[Entries taken from a collection]

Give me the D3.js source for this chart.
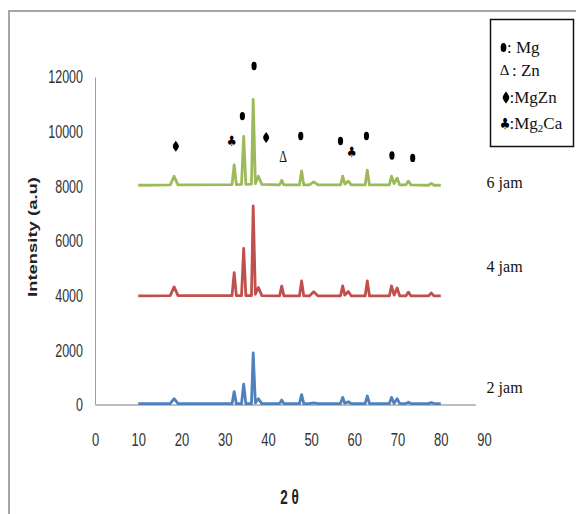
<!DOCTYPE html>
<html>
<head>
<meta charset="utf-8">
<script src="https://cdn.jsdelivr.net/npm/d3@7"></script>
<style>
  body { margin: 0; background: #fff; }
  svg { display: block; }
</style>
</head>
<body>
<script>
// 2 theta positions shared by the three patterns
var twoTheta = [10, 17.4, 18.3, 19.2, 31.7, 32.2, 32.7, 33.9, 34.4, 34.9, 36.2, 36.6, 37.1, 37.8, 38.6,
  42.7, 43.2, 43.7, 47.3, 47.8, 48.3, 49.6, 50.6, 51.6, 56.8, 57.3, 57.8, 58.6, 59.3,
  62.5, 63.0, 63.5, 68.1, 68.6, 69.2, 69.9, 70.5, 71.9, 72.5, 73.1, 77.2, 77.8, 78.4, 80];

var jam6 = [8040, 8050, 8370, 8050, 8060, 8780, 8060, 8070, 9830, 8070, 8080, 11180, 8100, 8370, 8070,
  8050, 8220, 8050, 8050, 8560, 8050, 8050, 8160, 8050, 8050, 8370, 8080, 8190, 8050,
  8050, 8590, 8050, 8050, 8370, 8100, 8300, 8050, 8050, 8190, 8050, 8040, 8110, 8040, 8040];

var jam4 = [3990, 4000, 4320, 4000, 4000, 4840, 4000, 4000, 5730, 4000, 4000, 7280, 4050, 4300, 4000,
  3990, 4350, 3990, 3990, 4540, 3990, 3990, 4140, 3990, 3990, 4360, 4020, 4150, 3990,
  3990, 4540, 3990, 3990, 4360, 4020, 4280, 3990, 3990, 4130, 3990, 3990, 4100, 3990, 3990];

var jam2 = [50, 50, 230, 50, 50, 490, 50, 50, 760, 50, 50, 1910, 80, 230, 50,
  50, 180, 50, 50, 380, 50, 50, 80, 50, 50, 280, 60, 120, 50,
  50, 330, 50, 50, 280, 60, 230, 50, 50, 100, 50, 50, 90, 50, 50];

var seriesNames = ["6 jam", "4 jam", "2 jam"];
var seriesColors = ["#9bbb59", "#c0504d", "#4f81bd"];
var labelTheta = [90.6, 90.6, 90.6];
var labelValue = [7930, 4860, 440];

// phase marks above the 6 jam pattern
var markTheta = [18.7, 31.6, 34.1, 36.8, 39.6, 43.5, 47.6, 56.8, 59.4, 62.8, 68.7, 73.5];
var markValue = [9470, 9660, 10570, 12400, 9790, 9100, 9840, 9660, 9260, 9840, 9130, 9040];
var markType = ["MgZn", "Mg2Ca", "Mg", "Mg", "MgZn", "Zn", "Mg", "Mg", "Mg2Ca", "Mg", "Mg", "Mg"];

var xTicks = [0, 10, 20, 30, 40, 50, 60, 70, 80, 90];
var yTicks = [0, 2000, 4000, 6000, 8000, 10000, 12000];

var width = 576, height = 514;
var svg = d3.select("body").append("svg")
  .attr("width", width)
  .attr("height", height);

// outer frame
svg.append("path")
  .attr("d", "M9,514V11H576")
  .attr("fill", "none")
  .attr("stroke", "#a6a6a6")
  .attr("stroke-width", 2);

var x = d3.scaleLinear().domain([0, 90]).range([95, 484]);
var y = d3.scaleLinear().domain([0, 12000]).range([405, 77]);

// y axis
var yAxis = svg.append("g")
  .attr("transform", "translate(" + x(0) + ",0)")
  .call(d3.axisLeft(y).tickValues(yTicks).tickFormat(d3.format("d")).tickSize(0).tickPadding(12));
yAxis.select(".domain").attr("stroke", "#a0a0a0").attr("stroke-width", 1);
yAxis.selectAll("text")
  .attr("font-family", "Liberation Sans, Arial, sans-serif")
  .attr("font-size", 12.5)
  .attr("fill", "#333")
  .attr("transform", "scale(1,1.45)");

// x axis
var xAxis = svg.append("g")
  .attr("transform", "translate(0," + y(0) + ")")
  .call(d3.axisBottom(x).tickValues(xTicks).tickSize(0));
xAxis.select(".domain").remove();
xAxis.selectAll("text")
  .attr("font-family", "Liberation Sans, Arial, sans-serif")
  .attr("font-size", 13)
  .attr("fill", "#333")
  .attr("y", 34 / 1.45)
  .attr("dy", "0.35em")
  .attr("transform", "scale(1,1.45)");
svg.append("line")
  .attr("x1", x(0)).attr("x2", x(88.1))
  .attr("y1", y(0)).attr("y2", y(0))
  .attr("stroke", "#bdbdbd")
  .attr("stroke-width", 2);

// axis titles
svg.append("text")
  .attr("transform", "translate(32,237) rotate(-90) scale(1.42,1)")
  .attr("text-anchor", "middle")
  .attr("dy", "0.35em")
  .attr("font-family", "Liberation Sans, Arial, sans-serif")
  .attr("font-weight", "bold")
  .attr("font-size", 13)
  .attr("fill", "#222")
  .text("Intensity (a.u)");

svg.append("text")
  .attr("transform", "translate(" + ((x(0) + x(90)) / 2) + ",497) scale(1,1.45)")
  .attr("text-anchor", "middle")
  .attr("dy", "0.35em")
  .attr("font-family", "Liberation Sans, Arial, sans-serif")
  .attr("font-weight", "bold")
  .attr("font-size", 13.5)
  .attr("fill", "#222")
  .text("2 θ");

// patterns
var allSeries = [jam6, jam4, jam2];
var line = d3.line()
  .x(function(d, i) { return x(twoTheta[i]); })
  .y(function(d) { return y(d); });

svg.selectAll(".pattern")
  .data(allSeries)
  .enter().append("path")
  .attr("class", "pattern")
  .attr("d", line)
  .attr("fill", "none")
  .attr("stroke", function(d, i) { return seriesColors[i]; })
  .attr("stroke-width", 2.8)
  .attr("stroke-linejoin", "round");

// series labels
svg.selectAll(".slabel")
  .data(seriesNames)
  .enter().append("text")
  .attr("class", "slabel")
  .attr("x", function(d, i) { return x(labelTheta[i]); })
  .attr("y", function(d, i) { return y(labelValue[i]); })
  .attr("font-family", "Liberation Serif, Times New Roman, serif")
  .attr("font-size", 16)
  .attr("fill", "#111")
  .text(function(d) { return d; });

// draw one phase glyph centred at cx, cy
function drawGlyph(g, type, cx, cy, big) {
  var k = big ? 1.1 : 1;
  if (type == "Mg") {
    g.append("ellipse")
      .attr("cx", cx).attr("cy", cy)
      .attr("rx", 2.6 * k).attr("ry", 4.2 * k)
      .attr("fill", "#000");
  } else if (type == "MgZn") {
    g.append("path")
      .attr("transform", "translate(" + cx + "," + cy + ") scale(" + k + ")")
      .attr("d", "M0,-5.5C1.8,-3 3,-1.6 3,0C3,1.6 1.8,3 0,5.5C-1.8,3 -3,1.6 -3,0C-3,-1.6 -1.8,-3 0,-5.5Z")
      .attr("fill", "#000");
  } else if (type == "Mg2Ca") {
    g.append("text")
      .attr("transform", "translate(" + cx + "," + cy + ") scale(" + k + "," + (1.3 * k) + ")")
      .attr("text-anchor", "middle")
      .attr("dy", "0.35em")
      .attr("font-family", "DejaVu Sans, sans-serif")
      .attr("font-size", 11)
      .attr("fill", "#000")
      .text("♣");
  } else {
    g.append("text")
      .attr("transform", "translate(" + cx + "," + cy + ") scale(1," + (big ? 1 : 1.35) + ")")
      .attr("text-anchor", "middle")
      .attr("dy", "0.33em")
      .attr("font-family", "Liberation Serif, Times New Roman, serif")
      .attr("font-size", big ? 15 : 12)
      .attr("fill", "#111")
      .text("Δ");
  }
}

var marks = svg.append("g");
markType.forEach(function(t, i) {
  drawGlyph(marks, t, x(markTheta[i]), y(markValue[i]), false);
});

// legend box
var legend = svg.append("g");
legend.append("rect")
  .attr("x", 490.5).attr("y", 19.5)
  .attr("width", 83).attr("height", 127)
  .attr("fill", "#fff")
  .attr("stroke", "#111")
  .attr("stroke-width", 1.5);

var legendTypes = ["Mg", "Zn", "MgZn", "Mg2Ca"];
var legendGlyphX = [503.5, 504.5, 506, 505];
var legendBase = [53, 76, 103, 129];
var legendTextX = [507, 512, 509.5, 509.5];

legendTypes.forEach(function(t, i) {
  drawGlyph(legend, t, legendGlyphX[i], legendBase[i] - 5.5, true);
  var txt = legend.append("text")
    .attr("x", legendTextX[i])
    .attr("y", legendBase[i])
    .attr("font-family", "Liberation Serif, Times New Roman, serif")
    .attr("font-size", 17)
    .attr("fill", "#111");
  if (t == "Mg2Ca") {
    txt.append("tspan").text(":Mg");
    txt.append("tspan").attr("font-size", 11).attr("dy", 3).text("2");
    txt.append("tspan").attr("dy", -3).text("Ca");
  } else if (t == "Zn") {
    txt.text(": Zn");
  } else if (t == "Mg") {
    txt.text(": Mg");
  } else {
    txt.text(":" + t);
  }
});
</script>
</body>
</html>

==

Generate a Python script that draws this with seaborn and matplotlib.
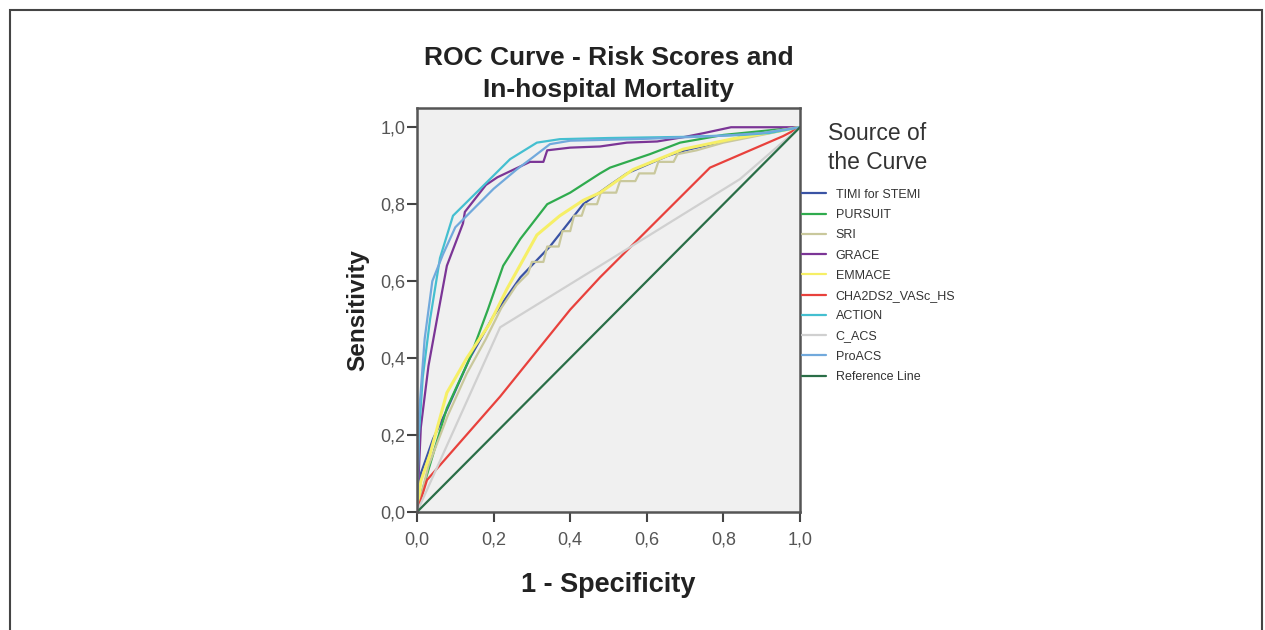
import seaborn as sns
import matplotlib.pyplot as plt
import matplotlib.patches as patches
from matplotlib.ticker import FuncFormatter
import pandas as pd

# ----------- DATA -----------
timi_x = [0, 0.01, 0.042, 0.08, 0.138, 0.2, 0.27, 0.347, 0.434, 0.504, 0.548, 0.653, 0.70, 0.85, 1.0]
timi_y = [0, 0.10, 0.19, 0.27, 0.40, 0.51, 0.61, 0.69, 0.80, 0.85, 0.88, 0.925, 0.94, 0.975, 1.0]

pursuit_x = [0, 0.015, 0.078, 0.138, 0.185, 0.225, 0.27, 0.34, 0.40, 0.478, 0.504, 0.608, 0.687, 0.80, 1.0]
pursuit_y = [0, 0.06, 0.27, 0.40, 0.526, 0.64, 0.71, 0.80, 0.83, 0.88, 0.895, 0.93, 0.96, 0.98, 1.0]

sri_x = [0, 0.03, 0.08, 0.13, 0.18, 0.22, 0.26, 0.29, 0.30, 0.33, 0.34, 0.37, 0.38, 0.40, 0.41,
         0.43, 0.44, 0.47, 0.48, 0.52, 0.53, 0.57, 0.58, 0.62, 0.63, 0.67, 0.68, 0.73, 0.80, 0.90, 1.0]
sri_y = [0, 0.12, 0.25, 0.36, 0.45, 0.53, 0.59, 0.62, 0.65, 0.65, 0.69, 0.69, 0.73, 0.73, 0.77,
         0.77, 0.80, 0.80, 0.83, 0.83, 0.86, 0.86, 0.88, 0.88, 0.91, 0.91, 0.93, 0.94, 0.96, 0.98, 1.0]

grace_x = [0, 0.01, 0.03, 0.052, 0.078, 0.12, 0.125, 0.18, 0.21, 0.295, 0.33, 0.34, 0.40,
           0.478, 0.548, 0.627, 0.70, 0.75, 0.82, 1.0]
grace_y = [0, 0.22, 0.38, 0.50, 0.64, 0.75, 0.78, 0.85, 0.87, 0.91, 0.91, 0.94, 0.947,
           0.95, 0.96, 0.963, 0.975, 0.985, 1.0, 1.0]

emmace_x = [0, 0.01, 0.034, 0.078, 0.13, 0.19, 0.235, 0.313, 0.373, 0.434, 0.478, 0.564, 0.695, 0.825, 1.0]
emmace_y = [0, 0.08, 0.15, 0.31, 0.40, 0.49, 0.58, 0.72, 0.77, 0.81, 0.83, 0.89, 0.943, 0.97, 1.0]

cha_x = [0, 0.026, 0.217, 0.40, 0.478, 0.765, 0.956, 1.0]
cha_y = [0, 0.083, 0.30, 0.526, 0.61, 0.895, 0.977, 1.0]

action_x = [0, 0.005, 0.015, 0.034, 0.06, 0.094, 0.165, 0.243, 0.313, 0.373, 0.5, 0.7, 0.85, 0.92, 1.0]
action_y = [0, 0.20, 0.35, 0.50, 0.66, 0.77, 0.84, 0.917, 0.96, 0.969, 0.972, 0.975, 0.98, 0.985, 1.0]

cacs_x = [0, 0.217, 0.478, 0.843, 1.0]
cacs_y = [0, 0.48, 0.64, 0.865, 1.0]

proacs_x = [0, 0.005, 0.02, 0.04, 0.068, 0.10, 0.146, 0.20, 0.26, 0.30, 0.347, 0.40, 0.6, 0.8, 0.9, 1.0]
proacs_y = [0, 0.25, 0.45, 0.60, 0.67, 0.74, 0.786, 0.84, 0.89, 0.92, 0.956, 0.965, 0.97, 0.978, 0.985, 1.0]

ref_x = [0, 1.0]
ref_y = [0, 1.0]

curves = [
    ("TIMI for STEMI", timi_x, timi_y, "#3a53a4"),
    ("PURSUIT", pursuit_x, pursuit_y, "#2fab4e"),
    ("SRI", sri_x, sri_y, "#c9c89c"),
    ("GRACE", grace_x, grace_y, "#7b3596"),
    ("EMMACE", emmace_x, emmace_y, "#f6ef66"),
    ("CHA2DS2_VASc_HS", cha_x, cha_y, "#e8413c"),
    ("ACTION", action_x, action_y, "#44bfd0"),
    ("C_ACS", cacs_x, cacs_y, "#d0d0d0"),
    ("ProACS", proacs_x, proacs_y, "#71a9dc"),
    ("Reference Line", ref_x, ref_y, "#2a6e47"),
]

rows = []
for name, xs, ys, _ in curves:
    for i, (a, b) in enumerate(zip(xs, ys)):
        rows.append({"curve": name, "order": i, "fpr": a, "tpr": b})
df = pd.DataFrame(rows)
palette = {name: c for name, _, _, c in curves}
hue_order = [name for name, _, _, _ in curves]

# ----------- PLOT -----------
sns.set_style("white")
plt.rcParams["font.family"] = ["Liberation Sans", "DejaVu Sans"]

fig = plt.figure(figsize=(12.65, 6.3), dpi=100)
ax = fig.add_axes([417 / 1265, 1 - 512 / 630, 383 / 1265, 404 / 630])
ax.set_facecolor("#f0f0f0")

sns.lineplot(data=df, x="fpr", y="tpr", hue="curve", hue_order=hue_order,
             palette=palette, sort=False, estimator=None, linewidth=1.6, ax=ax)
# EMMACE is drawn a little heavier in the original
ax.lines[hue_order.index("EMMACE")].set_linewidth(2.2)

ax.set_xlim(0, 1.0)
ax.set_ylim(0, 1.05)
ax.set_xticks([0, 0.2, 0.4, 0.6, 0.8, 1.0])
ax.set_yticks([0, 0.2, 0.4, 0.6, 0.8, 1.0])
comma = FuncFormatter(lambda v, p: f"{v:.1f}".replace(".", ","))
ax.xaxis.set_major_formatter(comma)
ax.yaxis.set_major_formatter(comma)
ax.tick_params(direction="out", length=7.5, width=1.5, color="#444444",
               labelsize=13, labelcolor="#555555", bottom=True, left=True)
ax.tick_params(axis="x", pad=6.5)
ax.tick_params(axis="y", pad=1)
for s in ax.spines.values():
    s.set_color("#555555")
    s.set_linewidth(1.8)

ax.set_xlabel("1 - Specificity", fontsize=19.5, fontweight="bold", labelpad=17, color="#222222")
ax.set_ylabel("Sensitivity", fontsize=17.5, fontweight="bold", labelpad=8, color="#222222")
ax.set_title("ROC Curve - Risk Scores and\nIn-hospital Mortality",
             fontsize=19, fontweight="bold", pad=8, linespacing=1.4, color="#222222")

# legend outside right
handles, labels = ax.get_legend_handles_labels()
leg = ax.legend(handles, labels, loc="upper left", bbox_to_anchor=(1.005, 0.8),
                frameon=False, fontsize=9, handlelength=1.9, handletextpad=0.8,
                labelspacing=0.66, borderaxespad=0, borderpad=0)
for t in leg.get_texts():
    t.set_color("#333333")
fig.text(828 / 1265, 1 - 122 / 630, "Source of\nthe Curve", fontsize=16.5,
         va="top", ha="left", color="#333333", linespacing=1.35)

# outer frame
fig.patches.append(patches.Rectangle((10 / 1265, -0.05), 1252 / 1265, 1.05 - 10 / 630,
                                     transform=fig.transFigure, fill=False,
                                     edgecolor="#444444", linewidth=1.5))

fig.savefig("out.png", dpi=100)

==

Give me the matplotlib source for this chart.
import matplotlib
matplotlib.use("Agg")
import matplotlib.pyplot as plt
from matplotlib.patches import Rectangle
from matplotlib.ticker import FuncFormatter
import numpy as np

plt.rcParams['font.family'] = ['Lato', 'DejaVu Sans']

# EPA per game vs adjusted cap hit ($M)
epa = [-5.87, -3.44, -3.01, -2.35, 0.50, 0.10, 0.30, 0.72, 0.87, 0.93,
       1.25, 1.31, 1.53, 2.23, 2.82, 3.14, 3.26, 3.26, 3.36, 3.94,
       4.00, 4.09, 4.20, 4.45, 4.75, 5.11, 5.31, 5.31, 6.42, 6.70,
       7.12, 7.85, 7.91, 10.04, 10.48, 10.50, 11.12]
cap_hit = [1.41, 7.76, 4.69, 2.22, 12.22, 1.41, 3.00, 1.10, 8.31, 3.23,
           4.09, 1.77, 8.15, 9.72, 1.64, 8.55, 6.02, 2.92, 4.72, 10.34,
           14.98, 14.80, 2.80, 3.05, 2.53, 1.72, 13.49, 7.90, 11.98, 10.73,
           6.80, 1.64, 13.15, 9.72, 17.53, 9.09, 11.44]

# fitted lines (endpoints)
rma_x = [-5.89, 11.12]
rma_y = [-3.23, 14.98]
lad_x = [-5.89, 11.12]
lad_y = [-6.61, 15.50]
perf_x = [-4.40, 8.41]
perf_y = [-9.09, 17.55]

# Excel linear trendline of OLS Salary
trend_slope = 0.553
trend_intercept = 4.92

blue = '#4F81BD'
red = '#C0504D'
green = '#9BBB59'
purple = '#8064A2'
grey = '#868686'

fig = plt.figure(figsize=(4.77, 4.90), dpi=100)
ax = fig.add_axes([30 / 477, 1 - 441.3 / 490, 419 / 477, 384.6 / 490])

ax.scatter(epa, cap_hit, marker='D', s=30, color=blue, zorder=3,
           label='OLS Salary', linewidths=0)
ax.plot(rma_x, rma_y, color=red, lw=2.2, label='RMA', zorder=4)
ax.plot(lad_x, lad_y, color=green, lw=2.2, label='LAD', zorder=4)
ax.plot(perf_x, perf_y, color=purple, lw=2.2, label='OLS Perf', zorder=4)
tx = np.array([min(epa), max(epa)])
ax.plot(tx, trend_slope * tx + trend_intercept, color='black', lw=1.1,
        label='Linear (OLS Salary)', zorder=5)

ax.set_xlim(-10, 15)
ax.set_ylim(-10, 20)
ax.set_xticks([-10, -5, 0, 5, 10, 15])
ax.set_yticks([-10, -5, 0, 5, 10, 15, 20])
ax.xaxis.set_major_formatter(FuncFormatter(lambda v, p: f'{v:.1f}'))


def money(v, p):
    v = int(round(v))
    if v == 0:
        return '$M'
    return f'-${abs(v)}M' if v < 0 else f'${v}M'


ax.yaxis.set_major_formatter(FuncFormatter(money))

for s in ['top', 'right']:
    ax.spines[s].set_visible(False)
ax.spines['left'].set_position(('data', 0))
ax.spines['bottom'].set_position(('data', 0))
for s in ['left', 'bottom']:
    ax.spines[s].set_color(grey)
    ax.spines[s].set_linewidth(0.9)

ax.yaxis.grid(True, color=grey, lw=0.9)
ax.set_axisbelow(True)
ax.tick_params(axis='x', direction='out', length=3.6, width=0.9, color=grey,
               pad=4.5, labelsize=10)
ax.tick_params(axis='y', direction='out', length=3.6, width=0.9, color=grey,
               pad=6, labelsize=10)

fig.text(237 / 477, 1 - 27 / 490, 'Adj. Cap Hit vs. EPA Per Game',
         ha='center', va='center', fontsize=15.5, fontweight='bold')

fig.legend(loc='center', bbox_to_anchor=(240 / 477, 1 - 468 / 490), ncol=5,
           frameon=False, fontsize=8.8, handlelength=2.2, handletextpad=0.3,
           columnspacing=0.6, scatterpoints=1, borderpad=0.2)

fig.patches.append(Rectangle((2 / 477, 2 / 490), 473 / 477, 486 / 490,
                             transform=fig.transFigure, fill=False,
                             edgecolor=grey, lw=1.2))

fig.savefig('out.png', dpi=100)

▶ [Given instruction]: For the material above, give again only the lines starting at the line that contains "Generate a Python" and ending at the line that contains "import pandas as pd". Pictures do not belong in the copy.

▶ [The solution]:
Generate a Python script that draws this with seaborn and matplotlib.
import seaborn as sns
import matplotlib.pyplot as plt
import matplotlib.patches as patches
from matplotlib.ticker import FuncFormatter
import pandas as pd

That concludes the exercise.